• Task objective: Everything from the line with "Convert this chart to Apache ECharts code." through the line with "var isOdd = function", inclusive, should be repeated exactly, except the pictures.
Start of Extracted information
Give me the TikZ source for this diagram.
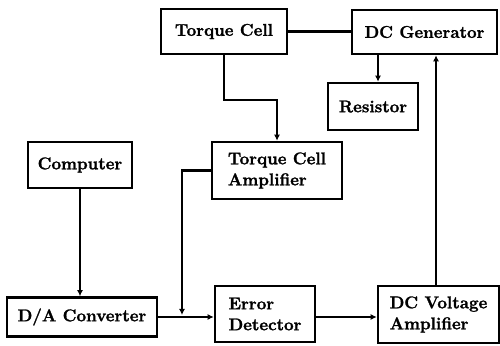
\documentclass[tikz,border=0pt]{standalone}
\usepackage{fontspec}
\newfontfamily\lab{Latin Modern Roman}[BoldFeatures={FakeBold=1.6}]
\usetikzlibrary{arrows.meta,calc}
\begin{document}
\begin{tikzpicture}[x=1pt,y=1pt,
  blk/.style={draw,line width=2.6pt,inner sep=0pt,align=left,
    font=\fontsize{17}{21}\lab\bfseries},
  conn/.style={line width=2.2pt},
  arr/.style={conn,-{Latex[length=6pt,width=6pt]}}]
\useasboundingbox (0,0) rectangle (500,345);
\node[blk,minimum width=126pt,minimum height=45pt] (TC) at (224,313.5) {Torque Cell};
\node[blk,minimum width=145pt,minimum height=44pt] (DCG) at (424.5,313) {DC Generator};
\node[blk,minimum width=90pt,minimum height=47pt] (RES) at (373,238.5) {Resistor};
\node[blk,minimum width=104pt,minimum height=46pt] (COMP) at (80,180) {Computer};
\node[blk,minimum width=130pt,minimum height=57pt] (TCA) at (277,174.5) {Torque Cell\\Amplifier};
\node[blk,minimum width=150pt,minimum height=39pt] (DA) at (82,28) {D/A Converter};
\node[blk,minimum width=100pt,minimum height=56pt] (ED) at (265,31) {Error\\Detector};
\node[blk,minimum width=121pt,minimum height=57pt] (DCVA) at (438.5,30.5) {DC Voltage\\Amplifier};
\coordinate (k1) at (224,245);
\coordinate (j) at (182,30);
% connectors
\draw[conn] (TC.east) -- (TC.east -| DCG.west);
\draw[arr] (TC.south) -- (k1) -| (TCA.north);
\draw[arr] ([xshift=5pt]RES.north |- DCG.south) -- ([xshift=5pt]RES.north);
\draw[arr] ([xshift=-2.5pt]DCVA.north) -- ([xshift=-2.5pt]DCVA.north |- DCG.south);
\draw[arr] (COMP.south) -- (COMP.south |- DA.north);
\draw[arr] (DA.east) -- (DA.east -| ED.west);
\draw[arr] (DA.east -| ED.east) -- (DA.east -| DCVA.west);
\draw[arr] (TCA.west) -| (j);
\end{tikzpicture}
\end{document}
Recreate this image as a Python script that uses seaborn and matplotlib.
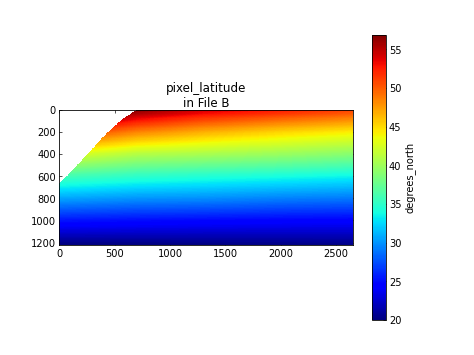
import matplotlib
matplotlib.use("Agg")
import matplotlib.pyplot as plt
import numpy as np
import seaborn as sns

# latitude (degrees_north) sampled on a coarse grid of the swath
ROW_SAMPLES = [0, 200, 400, 600, 800, 1000, 1215]
COL_SAMPLES = [0, 700, 1300, 2000, 2650]
LAT_AT_COL_0 = [62.0, 52.0, 43.0, 36.0, 30.6, 25.3, 20.0]
LAT_AT_COL_700 = [56.9, 48.5, 41.0, 35.0, 30.0, 25.0, 20.0]
LAT_AT_COL_1300 = [54.5, 46.8, 40.5, 34.5, 29.8, 24.8, 20.1]
LAT_AT_COL_2000 = [52.8, 45.3, 39.8, 34.0, 29.3, 24.6, 20.2]
LAT_AT_COL_2650 = [51.2, 44.3, 39.0, 33.5, 29.0, 24.5, 20.3]

# left edge of valid data (fill values to the left of it)
EDGE_ROWS = [0, 90, 226, 407, 558, 660]
EDGE_COLS = [700, 565, 414, 250, 110, 0]

N_ROWS, N_COLS, STEP = 1220, 2650, 5


def main():
    sns.set_theme(style="white", rc={
        "font.size": 12, "axes.titlesize": 14.4, "axes.labelsize": 12,
        "xtick.labelsize": 12, "ytick.labelsize": 12,
        "axes.edgecolor": "black", "xtick.color": "black", "ytick.color": "black",
        "text.color": "black", "axes.labelcolor": "black",
    })
    plt.rcParams["font.family"] = ["DejaVu Sans"]

    rows = np.arange(0, N_ROWS, STEP) + STEP / 2
    cols = np.arange(0, N_COLS, STEP) + STEP / 2
    table = np.array([LAT_AT_COL_0, LAT_AT_COL_700, LAT_AT_COL_1300,
                      LAT_AT_COL_2000, LAT_AT_COL_2650])
    by_row = np.array([np.interp(rows, ROW_SAMPLES, t) for t in table])
    lat = np.array([np.interp(cols, COL_SAMPLES, by_row[:, i]) for i in range(len(rows))])
    edge = np.interp(rows, EDGE_ROWS, EDGE_COLS, right=0)
    mask = cols[None, :] < edge[:, None]

    fig = plt.figure(figsize=(8, 6), dpi=59.25)
    ax = fig.add_axes([0.1245, 0.3099, 0.6203, 0.3803])
    cax = fig.add_axes([0.7848, 0.0986, 0.0295, 0.8028])

    sns.heatmap(lat, mask=mask, cmap="jet", vmin=20, vmax=56.9, ax=ax, cbar_ax=cax,
                xticklabels=False, yticklabels=False,
                cbar_kws={"label": "degrees_north"})
    ax.set_aspect("equal")
    for s in ax.spines.values():
        s.set_visible(True)
        s.set_color("black")
        s.set_linewidth(1)

    xt = [0, 500, 1000, 1500, 2000, 2500]
    yt = [0, 200, 400, 600, 800, 1000, 1200]
    ax.set_xticks([v / STEP for v in xt])
    ax.set_xticklabels([str(v) for v in xt], rotation=0)
    ax.set_yticks([v / STEP for v in yt])
    ax.set_yticklabels([str(v) for v in yt], rotation=0)
    ax.tick_params(direction="in", top=True, right=True, length=4, width=0.8,
                   bottom=True, left=True, pad=4)
    ax.set_title("pixel_latitude\nin File B", fontsize=14.4, pad=4)

    cb = ax.collections[0].colorbar
    cb.outline.set_linewidth(1)
    cb.outline.set_edgecolor("black")
    cb.set_ticks([20, 25, 30, 35, 40, 45, 50, 55])
    cax.tick_params(direction="in", length=4, width=0.8, right=True, labelsize=12)
    cb.set_label("degrees_north", fontsize=12)

    fig.savefig("out.png", dpi=59.25)
    plt.close(fig)


if __name__ == "__main__":
    main()
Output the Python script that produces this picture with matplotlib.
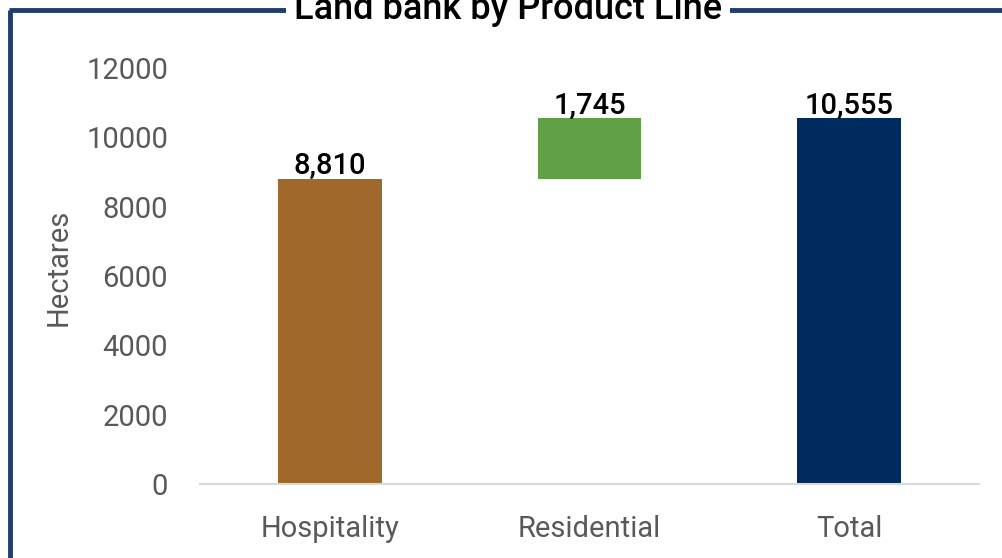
import matplotlib
matplotlib.use("Agg")
import matplotlib.pyplot as plt
from matplotlib.lines import Line2D

# Land bank waterfall data (hectares)
categories = ["Hospitality", "Residential", "Total"]
values = [8810, 1745, 10555]
bar_colors = ["#A0682A", "#61A046", "#002B5E"]

plt.rcParams['font.family'] = ['Roboto', 'DejaVu Sans']

fig = plt.figure(figsize=(10.03, 5.58), dpi=100)
ax = fig.add_axes([200 / 1003, 1 - 484 / 558, 779 / 1003, 416 / 558])

# floating step for the middle bar, totals sit on zero
bottoms = [0, values[0], 0]
heights = [values[0], values[1], values[2]]
x = range(len(categories))
ax.bar(x, heights, bottom=bottoms, width=0.4, color=bar_colors, zorder=2)

for i, (b, h, v) in enumerate(zip(bottoms, heights, values)):
    ax.text(i, b + h + 130, f"{v:,}", ha="center", va="baseline",
            fontsize=21, color="black", fontweight="medium")

ax.set_xlim(-0.5, 2.5)
ax.set_ylim(0, 12000)
ax.set_yticks(range(0, 12001, 2000))
ax.set_xticks(list(x))
ax.set_xticklabels(categories)
ax.tick_params(axis="both", length=0, labelsize=21, labelcolor="#595959")
ax.tick_params(axis="y", pad=23)
ax.tick_params(axis="x", pad=22)

for side in ["top", "right", "left"]:
    ax.spines[side].set_visible(False)
ax.spines["bottom"].set_color("#D9D9D9")
ax.spines["bottom"].set_linewidth(1.5)

ax.set_ylabel("Hectares", fontsize=21, color="#595959")
ax.yaxis.set_label_coords(-0.163, 0.52)

# navy frame around the chart, open at right and bottom
frame_color = "#1F3C6E"
fig.add_artist(Line2D([10 / 1003, 10 / 1003], [0, 1 - 10 / 558],
                      transform=fig.transFigure, color=frame_color, lw=3.5,
                      solid_capstyle="butt"))
fig.add_artist(Line2D([9 / 1003, 1], [1 - 10 / 558, 1 - 10 / 558],
                      transform=fig.transFigure, color=frame_color, lw=3.5,
                      solid_capstyle="butt"))

fig.text(508 / 1003, 1 - 19 / 558, "Land bank by Product Line", ha="center",
         va="baseline", fontsize=26, color="black", fontweight="medium",
         bbox=dict(facecolor="white", edgecolor="none", pad=6))

fig.savefig("out.png", dpi=100)
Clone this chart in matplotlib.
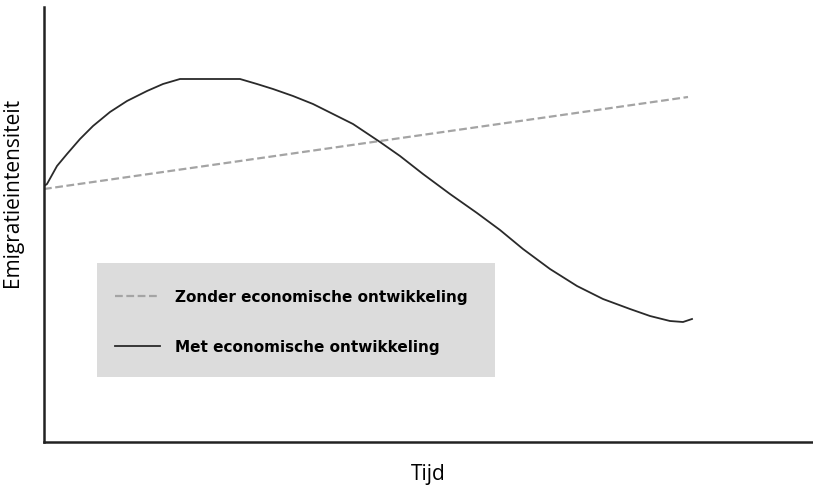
import matplotlib.pyplot as plt
from matplotlib.patches import Rectangle

# waarden (x = tijd, y = emigratie-intensiteit, willekeurige eenheden)
tijd_zonder = [0, 644]
zonder = [253, 345]

tijd_met = [0, 3, 13, 23, 36, 49, 66, 83, 103, 119, 136, 196, 213, 229, 249,
            269, 289, 309, 336, 356, 379, 406, 433, 456, 479, 506, 533, 559,
            586, 606, 626, 639, 648]
met = [256, 258, 276, 288, 303, 316, 330, 341, 351, 358, 363, 363, 358, 353,
       346, 338, 328, 318, 300, 286, 268, 248, 229, 212, 193, 173, 156, 143,
       133, 126, 121, 120, 123]

labels = ['Zonder economische ontwikkeling', 'Met economische ontwikkeling']

plt.rcParams['font.family'] = ['Open Sans', 'DejaVu Sans']

fig = plt.figure(figsize=(8.13, 4.89), dpi=100)
ax = fig.add_axes([44 / 813, 46 / 489, 769 / 813, 435 / 489])

ax.plot(tijd_zonder, zonder, color='#a4a4a4', lw=1.6, dashes=(3.5, 1.6), label=labels[0])
ax.plot(tijd_met, met, color='#2a2a2a', lw=1.3, label=labels[1])

ax.set_xlim(0, 769)
ax.set_ylim(0, 435)
ax.set_xticks([])
ax.set_yticks([])
ax.spines['top'].set_visible(False)
ax.spines['right'].set_visible(False)
for s in ['left', 'bottom']:
    ax.spines[s].set_linewidth(1.8)
    ax.spines[s].set_color('#222222')

ax.set_xlabel('Tijd', fontsize=15, labelpad=15)
ax.set_ylabel('Emigratieintensiteit', fontsize=15)
ax.yaxis.set_label_coords(-0.027, 0.577)

# grijze achtergrond van de legenda
ax.add_patch(Rectangle((0.0689, 0.1494), 0.5176, 0.2621, transform=ax.transAxes,
                       facecolor='#dcdcdc', edgecolor='none', zorder=1))

leg = ax.legend(loc='upper left', bbox_to_anchor=(0.0923, 0.351),
                borderaxespad=0, borderpad=0, frameon=False,
                prop={'weight': 'bold', 'size': 11, 'family': 'DejaVu Sans'},
                handlelength=2.95, handletextpad=1.0, labelspacing=2.3)
leg.set_zorder(3)

fig.savefig('out.png', dpi=100)
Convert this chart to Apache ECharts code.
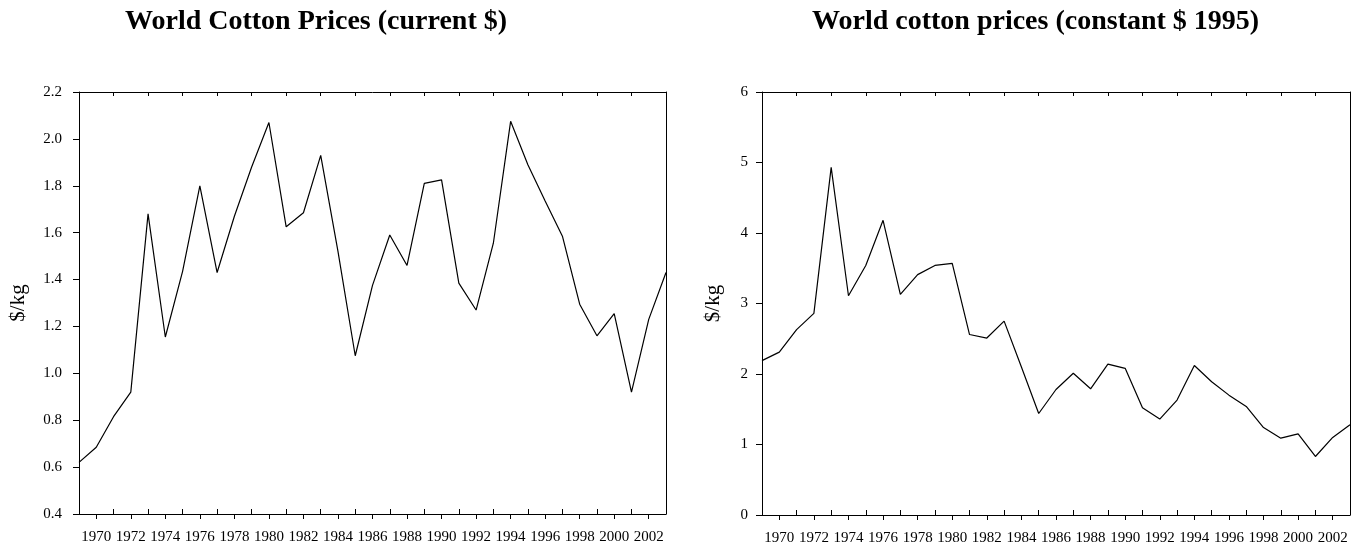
<!DOCTYPE html>
<html>
<head>
<meta charset="utf-8">
<title>World cotton prices</title>
<style>
	html, body { margin: 0; padding: 0; background: #fff; }
	#chart { width: 1356px; height: 546px; }
</style>
</head>
<body>
	<div id="chart"></div>

	<script src="https://cdn.jsdelivr.net/npm/echarts@6/dist/echarts.min.js"></script>
	<script>
		var years = ['1969','1970','1971','1972','1973','1974','1975','1976','1977','1978',
			'1979','1980','1981','1982','1983','1984','1985','1986','1987','1988',
			'1989','1990','1991','1992','1993','1994','1995','1996','1997','1998',
			'1999','2000','2001','2002','2003'];
		// $/kg, current dollars
		var currentPrice = [0.62,0.685,0.815,0.92,1.68,1.155,1.435,1.80,1.43,1.67,
			1.88,2.07,1.625,1.685,1.93,1.52,1.075,1.375,1.59,1.46,
			1.81,1.825,1.385,1.27,1.555,2.075,1.89,1.735,1.585,1.295,
			1.16,1.255,0.92,1.23,1.43];
		// $/kg, constant 1995 dollars
		var constantPrice = [2.19,2.31,2.63,2.86,4.93,3.11,3.54,4.18,3.13,3.41,
			3.54,3.57,2.56,2.51,2.75,2.10,1.44,1.78,2.01,1.79,
			2.14,2.08,1.52,1.36,1.63,2.12,1.89,1.70,1.54,1.24,
			1.09,1.15,0.83,1.10,1.28];
		var leftTitle = 'World Cotton Prices (current $)';
		var rightTitle = 'World cotton prices (constant $ 1995)';
		var unitName = '$/kg';

		var font = '"Liberation Serif", "Times New Roman", serif';
		var black = '#000';

		var isEven = function (idx, val) { return Number(val) % 2 === 0; };
		var isOdd = function (idx, val) { return Number(val) % 2 !== 0; };

		function xAxes(gi) {
			return [
				{ // labelled bottom axis, outward ticks on even years
					gridIndex: gi, type: 'category', position: 'bottom', data: years, boundaryGap: false,
					axisLine: { lineStyle: { color: black, width: 1 } },
					axisTick: { inside: false, length: 5, interval: isEven, lineStyle: { color: black } },
					axisLabel: { interval: isEven, color: black, fontFamily: font, fontSize: 15, margin: 16 },
					splitLine: { show: false }
				},
				{ // inward ticks on odd years
					gridIndex: gi, type: 'category', position: 'bottom', data: years, boundaryGap: false,
					axisLine: { show: false },
					axisTick: { inside: true, length: 5, interval: isOdd, lineStyle: { color: black } },
					axisLabel: { show: false },
					splitLine: { show: false }
				},
				{ // top frame
					gridIndex: gi, type: 'category', position: 'top', data: years, boundaryGap: false,
					axisLine: { lineStyle: { color: black, width: 1 } },
					axisTick: { inside: true, length: 4, interval: isOdd, lineStyle: { color: black } },
					axisLabel: { show: false },
					splitLine: { show: false }
				}
			];
		}

		function yAxes(gi, min, max, step, digits, gap, lblMargin) {
			return [
				{
					gridIndex: gi, type: 'value', position: 'left', min: min, max: max, interval: step,
					name: unitName, nameLocation: 'middle', nameGap: gap, nameRotate: 90,
					nameTextStyle: { color: black, fontFamily: font, fontSize: 21 },
					axisLine: { show: true, lineStyle: { color: black, width: 1 } },
					axisTick: { show: true, inside: false, length: 6, lineStyle: { color: black } },
					axisLabel: { color: black, fontFamily: font, fontSize: 15, margin: lblMargin,
						formatter: function (v) { return v.toFixed(digits); } },
					splitLine: { show: false }
				},
				{
					gridIndex: gi, type: 'value', position: 'right', min: min, max: max, interval: step,
					axisLine: { show: true, lineStyle: { color: black, width: 1 } },
					axisTick: { show: false },
					axisLabel: { show: false },
					splitLine: { show: false }
				}
			];
		}

		var option = {
			animation: false,
			backgroundColor: '#fff',
			title: [
				{ text: leftTitle, left: 125, top: 8, padding: 0,
				  textStyle: { color: black, fontFamily: font, fontSize: 28, fontWeight: 'bold' } },
				{ text: rightTitle, left: 812, top: 8, padding: 0,
				  textStyle: { color: black, fontFamily: font, fontSize: 28, fontWeight: 'bold' } }
			],
			grid: [
				{ left: 79, top: 92, width: 587, height: 422 },
				{ left: 762, top: 92, width: 588, height: 424 }
			],
			xAxis: xAxes(0).concat(xAxes(1)),
			yAxis: yAxes(0, 0.4, 2.2, 0.2, 1, 50, 17).concat(yAxes(1, 0, 6, 1, 0, 38, 14)),
			series: [
				{ name: 'current', type: 'line', xAxisIndex: 0, yAxisIndex: 0, data: currentPrice,
				  showSymbol: false, lineStyle: { color: black, width: 1.2 }, itemStyle: { color: black } },
				{ name: 'constant', type: 'line', xAxisIndex: 3, yAxisIndex: 2, data: constantPrice,
				  showSymbol: false, lineStyle: { color: black, width: 1.2 }, itemStyle: { color: black } }
			]
		};

		var chart = echarts.init(document.getElementById('chart'));
		chart.setOption(option);
	</script>
</body>
</html>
End of Extracted information
• Completed task:
Convert this chart to Apache ECharts code.
<!DOCTYPE html>
<html>
<head>
<meta charset="utf-8">
<title>World cotton prices</title>
<style>
	html, body { margin: 0; padding: 0; background: #fff; }
	#chart { width: 1356px; height: 546px; }
</style>
</head>
<body>
	<div id="chart"></div>

	<script src="https://cdn.jsdelivr.net/npm/echarts@6/dist/echarts.min.js"></script>
	<script>
		var years = ['1969','1970','1971','1972','1973','1974','1975','1976','1977','1978',
			'1979','1980','1981','1982','1983','1984','1985','1986','1987','1988',
			'1989','1990','1991','1992','1993','1994','1995','1996','1997','1998',
			'1999','2000','2001','2002','2003'];
		// $/kg, current dollars
		var currentPrice = [0.62,0.685,0.815,0.92,1.68,1.155,1.435,1.80,1.43,1.67,
			1.88,2.07,1.625,1.685,1.93,1.52,1.075,1.375,1.59,1.46,
			1.81,1.825,1.385,1.27,1.555,2.075,1.89,1.735,1.585,1.295,
			1.16,1.255,0.92,1.23,1.43];
		// $/kg, constant 1995 dollars
		var constantPrice = [2.19,2.31,2.63,2.86,4.93,3.11,3.54,4.18,3.13,3.41,
			3.54,3.57,2.56,2.51,2.75,2.10,1.44,1.78,2.01,1.79,
			2.14,2.08,1.52,1.36,1.63,2.12,1.89,1.70,1.54,1.24,
			1.09,1.15,0.83,1.10,1.28];
		var leftTitle = 'World Cotton Prices (current $)';
		var rightTitle = 'World cotton prices (constant $ 1995)';
		var unitName = '$/kg';

		var font = '"Liberation Serif", "Times New Roman", serif';
		var black = '#000';

		var isEven = function (idx, val) { return Number(val) % 2 === 0; };
		var isOdd = function (idx, val) { return Number(val) % 2 !== 0; };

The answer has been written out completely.